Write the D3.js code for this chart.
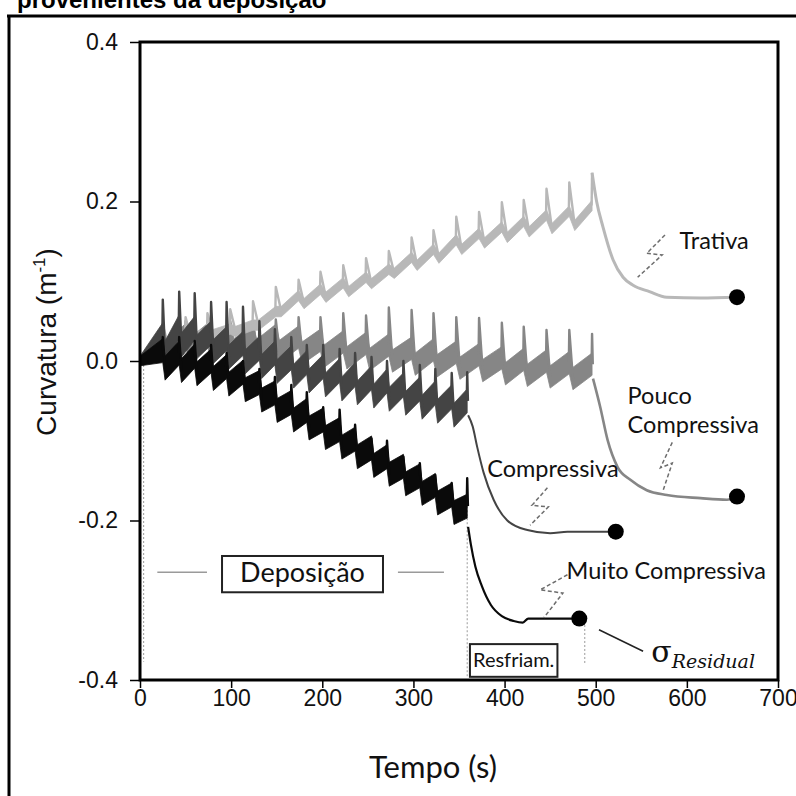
<!DOCTYPE html>
<html><head><meta charset="utf-8">
<script src="https://cdn.jsdelivr.net/npm/d3@7"></script>
<style>body{margin:0;background:#fff}svg{display:block}</style>
</head><body>
<svg id="c" width="796" height="796"></svg>
<script>
// ---------- axis data ----------
const xTicks = [0, 100, 200, 300, 400, 500, 600, 700];
const yTicks = [-0.4, -0.2, 0.0, 0.2, 0.4];
const yTickLabels = ["-0.4", "-0.2", "0.0", "0.2", "0.4"];

// ---------- Trativa (light grey) ----------
const trativaSpikeT = [25, 50, 74, 99, 124, 149, 174, 198, 223, 248, 273, 298, 322, 347, 372, 397, 421, 446, 471, 496];
const trativaPre  = [0.02, 0.03, 0.035, 0.04, 0.045, 0.062, 0.082, 0.09, 0.098, 0.105, 0.115, 0.13, 0.14, 0.152, 0.16, 0.168, 0.175, 0.183, 0.188, 0.195];
const trativaPeak = [0.045, 0.055, 0.06, 0.065, 0.075, 0.093, 0.102, 0.112, 0.12, 0.129, 0.138, 0.155, 0.164, 0.181, 0.187, 0.199, 0.202, 0.216, 0.224, 0.236];
const trativaPost = [0.02, 0.028, 0.033, 0.037, 0.045, 0.062, 0.072, 0.08, 0.087, 0.097, 0.11, 0.12, 0.129, 0.14, 0.148, 0.155, 0.162, 0.166, 0.17, null];
const trativaCoolT = [496, 501, 508, 519, 530, 541, 559, 578, 615, 655];
const trativaCoolV = [0.236, 0.2, 0.168, 0.127, 0.105, 0.095, 0.087, 0.08, 0.079, 0.08];

// ---------- Pouco Compressiva (medium grey) ----------
const poucoSpikeT = [25, 50, 74, 99, 124, 149, 174, 198, 223, 248, 273, 298, 322, 347, 372, 397, 421, 446, 471, 496];
const poucoPre  = [0.028, 0.033, 0.033, 0.033, 0.033, 0.032, 0.03, 0.026, 0.024, 0.022, 0.02, 0.016, 0.014, 0.011, 0.008, 0.004, 0.002, 0.0, -0.002, -0.004];
const poucoPeak = [0.04, 0.05, 0.05, 0.05, 0.05, 0.052, 0.055, 0.055, 0.06, 0.057, 0.067, 0.064, 0.06, 0.055, 0.054, 0.048, 0.043, 0.039, 0.039, 0.034];
const poucoPost = [0.01, 0.014, 0.014, 0.014, 0.013, 0.012, 0.01, 0.006, 0.004, 0.002, 0.0, -0.004, -0.006, -0.009, -0.012, -0.016, -0.018, -0.02, -0.022, null];
const poucoCoolT = [497, 505, 513, 524, 538, 556, 578, 615, 644, 655];
const poucoCoolV = [-0.022, -0.058, -0.099, -0.133, -0.149, -0.162, -0.168, -0.172, -0.174, -0.17];

// ---------- Compressiva (dark grey) ----------
const compSpikeT = [25, 43, 60, 78, 95, 113, 131, 148, 166, 183, 201, 219, 236, 254, 271, 289, 307, 324, 342, 359];
const compPre  = [0.033, 0.043, 0.041, 0.035, 0.028, 0.022, 0.016, 0.01, 0.004, -0.002, -0.007, -0.012, -0.017, -0.021, -0.025, -0.03, -0.035, -0.04, -0.045, -0.05];
const compPeak = [0.077, 0.087, 0.085, 0.074, 0.074, 0.068, 0.05, 0.04, 0.03, 0.02, 0.02, 0.015, 0.01, 0.005, 0.0, 0.0, -0.005, -0.01, -0.015, -0.014];
const compPost = [0.01, 0.02, 0.018, 0.012, 0.005, -0.001, -0.007, -0.013, -0.019, -0.025, -0.03, -0.035, -0.04, -0.044, -0.048, -0.053, -0.058, -0.063, -0.068, null];
const compCoolT = [360, 365, 370, 377, 388, 403, 425, 450, 469, 516, 522];
const compCoolV = [-0.068, -0.082, -0.108, -0.14, -0.174, -0.2, -0.212, -0.216, -0.214, -0.214, -0.214];

// ---------- Muito Compressiva (black) ----------
const muitoSpikeT = [25, 43, 60, 78, 95, 113, 131, 148, 166, 183, 201, 219, 236, 254, 271, 289, 307, 324, 342, 359];
const muitoPre  = [0.013, 0.01, 0.006, 0.0, -0.007, -0.014, -0.027, -0.04, -0.052, -0.062, -0.074, -0.086, -0.098, -0.109, -0.12, -0.132, -0.144, -0.156, -0.168, -0.182];
const muitoPeak = [0.03, 0.03, 0.025, 0.02, 0.01, 0.0, -0.01, -0.02, -0.03, -0.039, -0.058, -0.061, -0.08, -0.097, -0.1, -0.12, -0.128, -0.143, -0.153, -0.147];
const muitoPost = [-0.009, -0.012, -0.016, -0.022, -0.029, -0.036, -0.049, -0.062, -0.074, -0.084, -0.096, -0.108, -0.12, -0.131, -0.142, -0.154, -0.166, -0.178, -0.19, null];
const muitoCoolT = [360, 363, 368, 375, 385, 397, 410, 420, 426, 450, 482];
const muitoCoolV = [-0.208, -0.23, -0.258, -0.282, -0.306, -0.32, -0.326, -0.328, -0.323, -0.323, -0.323];

// ---------- series table ----------
const series = [
  {name:"Pouco", T:poucoSpikeT, pre:poucoPre, peak:poucoPeak, post:poucoPost, coolT:poucoCoolT, coolV:poucoCoolV,
   color:"#868686", half:0.014, decay:4, coolW:2.6, coolFromPeak:false},
  {name:"Trativa", T:trativaSpikeT, pre:trativaPre, peak:trativaPeak, post:trativaPost, coolT:trativaCoolT, coolV:trativaCoolV,
   color:"#b8b8b8", half:0.0065, decay:6, coolW:3, coolFromPeak:true},
  {name:"Compressiva", T:compSpikeT, pre:compPre, peak:compPeak, post:compPost, coolT:compCoolT, coolV:compCoolV,
   color:"#444444", half:0.015, decay:2.5, coolW:2, coolFromPeak:false},
  {name:"Muito", T:muitoSpikeT, pre:muitoPre, peak:muitoPeak, post:muitoPost, coolT:muitoCoolT, coolV:muitoCoolV,
   color:"#0a0a0a", half:0.015, decay:2.5, coolW:2.2, coolFromPeak:false}
];

// ---------- annotations ----------
const zigs = [
  {t:[576, 556, 573, 546], v:[0.158, 0.135, 0.133, 0.105]},
  {t:[584, 571, 584, 574], v:[-0.102, -0.134, -0.128, -0.162]},
  {t:[447, 430, 448, 428], v:[-0.159, -0.181, -0.183, -0.206]},
  {t:[469, 439, 464, 443], v:[-0.268, -0.287, -0.291, -0.322]}
];

const svg = d3.select("#c");
const x = d3.scaleLinear().domain([0, 700]).range([140, 778]);
const y = d3.scaleLinear().domain([-0.4, 0.4]).range([680, 42]);

// Outer page frame and cut title
svg.append("text").attr("x", 17).attr("y", 8)
  .attr("font-family", "Liberation Sans, Arial, sans-serif").attr("font-weight", "bold")
  .attr("font-size", 24).attr("fill", "#000").text("provenientes da deposição");
svg.append("rect").attr("x", 0).attr("y", 13).attr("width", 796).attr("height", 4).attr("fill", "#fff");
svg.append("line").attr("x1", 7).attr("x2", 796).attr("y1", 16).attr("y2", 16).attr("stroke", "#000").attr("stroke-width", 3);
svg.append("line").attr("x1", 9).attr("x2", 9).attr("y1", 15).attr("y2", 796).attr("stroke", "#000").attr("stroke-width", 3);

const plot = svg.append("g");

// dotted guide lines
const dotted = [
  {t:4, v0:0, v1:-0.377},
  {t:359, v0:-0.147, v1:-0.397},
  {t:488, v0:-0.331, v1:-0.381}
];
plot.selectAll(".dg").data(dotted).join("line")
  .attr("x1", d => x(d.t)).attr("x2", d => x(d.t))
  .attr("y1", d => y(d.v0)).attr("y2", d => y(d.v1))
  .attr("stroke", "#9a9a9a").attr("stroke-width", 1).attr("stroke-dasharray", "2,2");

// series
const area = d3.area().x(d => x(d[0])).y0(d => y(d[1] - d[2])).y1(d => y(d[1] + d[2]));
const line = d3.line().x(d => x(d[0])).y(d => y(d[1]));
const coolLine = d3.line().x(d => x(d[0])).y(d => y(d[1])).curve(d3.curveMonotoneX);

series.forEach(s => {
  const g = plot.append("g");
  const knots = [[0, 0, s.half * 0.4]];
  s.T.forEach((t, i) => {
    knots.push([t, s.pre[i], s.half]);
    if (s.post[i] != null) knots.push([t + s.decay, s.post[i], s.half]);
  });
  g.append("path").attr("d", area(knots)).attr("fill", s.color).attr("stroke", s.color).attr("stroke-width", 0.8);
  // spikes
  s.T.forEach((t, i) => {
    const last = s.post[i] == null;
    let pts;
    if (!last) pts = [[t - 0.5, s.pre[i]], [t, s.peak[i]], [t + s.decay, s.post[i]]];
    else if (s.coolFromPeak) pts = [[t - 0.5, s.pre[i]], [t, s.peak[i]]];
    else pts = [[t - 0.5, s.pre[i]], [t, s.peak[i]], [t + 0.8, s.pre[i]]];
    g.append("path").attr("d", line(pts)).attr("fill", "none")
      .attr("stroke", s.color).attr("stroke-width", 2.4).attr("stroke-linejoin", "round");
  });
  // cooling
  const cool = s.coolT.map((t, i) => [t, s.coolV[i]]);
  g.append("path").attr("d", coolLine(cool)).attr("fill", "none")
    .attr("stroke", s.color).attr("stroke-width", s.coolW).attr("stroke-linejoin", "round");
});

// end dots
series.forEach(s => {
  const n = s.coolT.length - 1;
  plot.append("circle").attr("cx", x(s.coolT[n])).attr("cy", y(s.coolV[n])).attr("r", 8).attr("fill", "#000");
});

// zig-zag markers
plot.selectAll(".zig").data(zigs).join("path")
  .attr("d", d => line(d.t.map((t, i) => [t, d.v[i]])))
  .attr("fill", "none").attr("stroke", "#6d6d6d").attr("stroke-width", 1.5).attr("stroke-dasharray", "4,2.5");

// axes
const xAxis = d3.axisBottom(x).tickValues(xTicks).tickSize(8).tickSizeOuter(0).tickPadding(2).tickFormat(d3.format("d"));
const gx = svg.append("g").attr("transform", "translate(0,680)").call(xAxis);
gx.select(".domain").remove();
gx.selectAll("line").attr("stroke", "#000").attr("stroke-width", 1.5);
gx.selectAll("text").attr("font-family", "Liberation Sans, Arial, sans-serif").attr("font-size", 23).attr("fill", "#111");

const yAxis = d3.axisLeft(y).tickValues(yTicks).tickSize(10).tickSizeOuter(0).tickPadding(12)
  .tickFormat((d, i) => yTickLabels[i]);
const gy = svg.append("g").attr("transform", "translate(140,0)").call(yAxis);
gy.select(".domain").remove();
gy.selectAll("line").attr("stroke", "#000").attr("stroke-width", 1.5);
gy.selectAll("text").attr("font-family", "Liberation Sans, Arial, sans-serif").attr("font-size", 23).attr("fill", "#111");

// frame
svg.append("rect").attr("x", 140).attr("y", 42).attr("width", 638).attr("height", 638)
  .attr("fill", "none").attr("stroke", "#000").attr("stroke-width", 3);

// axis titles
const yt = svg.append("text").attr("transform", "translate(56,342) rotate(-90)")
  .attr("text-anchor", "middle").attr("font-family", "Liberation Sans, Arial, sans-serif")
  .attr("font-size", 28).attr("fill", "#111");
yt.append("tspan").text("Curvatura (m");
yt.append("tspan").attr("font-size", 17).attr("dy", -11).text("-1");
yt.append("tspan").attr("dy", 11).text(")");

svg.append("text").attr("x", 433).attr("y", 778).attr("text-anchor", "middle")
  .attr("font-family", "Lato, sans-serif").attr("font-size", 31).attr("fill", "#111").text("Tempo (s)");

// labels
const labelFont = "Lato, sans-serif";
const labels = [
  {t:592, v:0.14, s:"Trativa"},
  {t:535, v:-0.054, s:"Pouco"},
  {t:535, v:-0.09, s:"Compressiva"},
  {t:381, v:-0.146, s:"Compressiva"},
  {t:468, v:-0.273, s:"Muito Compressiva"}
];
plot.selectAll(".lab").data(labels).join("text")
  .attr("x", d => x(d.t)).attr("y", d => y(d.v))
  .attr("font-family", labelFont).attr("font-size", 23.5).attr("fill", "#111").text(d => d.s);

// Deposição box
const depLines = [{t0:19, t1:73.5}, {t0:283, t1:333.5}];
plot.selectAll(".dl").data(depLines).join("line")
  .attr("x1", d => x(d.t0)).attr("x2", d => x(d.t1)).attr("y1", y(-0.265)).attr("y2", y(-0.265))
  .attr("stroke", "#9a9a9a").attr("stroke-width", 1.5);
plot.append("rect").attr("x", x(90)).attr("y", y(-0.2445)).attr("width", x(266.6) - x(90)).attr("height", y(-0.29) - y(-0.2445))
  .attr("fill", "#fff").attr("stroke", "#222").attr("stroke-width", 2);
plot.append("text").attr("x", x(178.3)).attr("y", y(-0.2765)).attr("text-anchor", "middle")
  .attr("font-family", labelFont).attr("font-size", 27).attr("fill", "#111").text("Deposição");

// Resfriam. box
plot.append("rect").attr("x", x(362)).attr("y", y(-0.355)).attr("width", x(458) - x(362)).attr("height", y(-0.396) - y(-0.355))
  .attr("fill", "#fff").attr("stroke", "#222").attr("stroke-width", 2);
plot.append("text").attr("x", x(410)).attr("y", y(-0.384)).attr("text-anchor", "middle")
  .attr("font-family", labelFont).attr("font-size", 20).attr("fill", "#111").text("Resfriam.");

// sigma residual
plot.append("line").attr("x1", x(503.6)).attr("y1", y(-0.337)).attr("x2", x(552)).attr("y2", y(-0.364))
  .attr("stroke", "#222").attr("stroke-width", 1.5);
const sig = plot.append("text").attr("x", x(561)).attr("y", y(-0.378))
  .attr("font-family", "DejaVu Serif, serif").attr("fill", "#111");
sig.append("tspan").attr("font-size", 30).text("σ");
sig.append("tspan").attr("font-size", 19).attr("font-style", "italic").attr("dy", 6).text("Residual");
</script>
</body></html>
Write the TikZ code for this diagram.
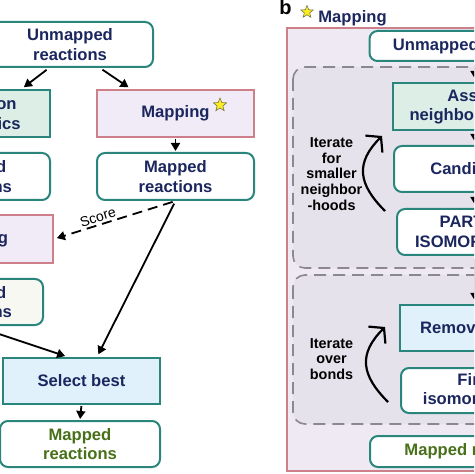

━━━━━━

GIVEN REQUEST
Find the count of lines in the data above where the string "Write" occurs. Provide that number alone.

TASK ANSWER
2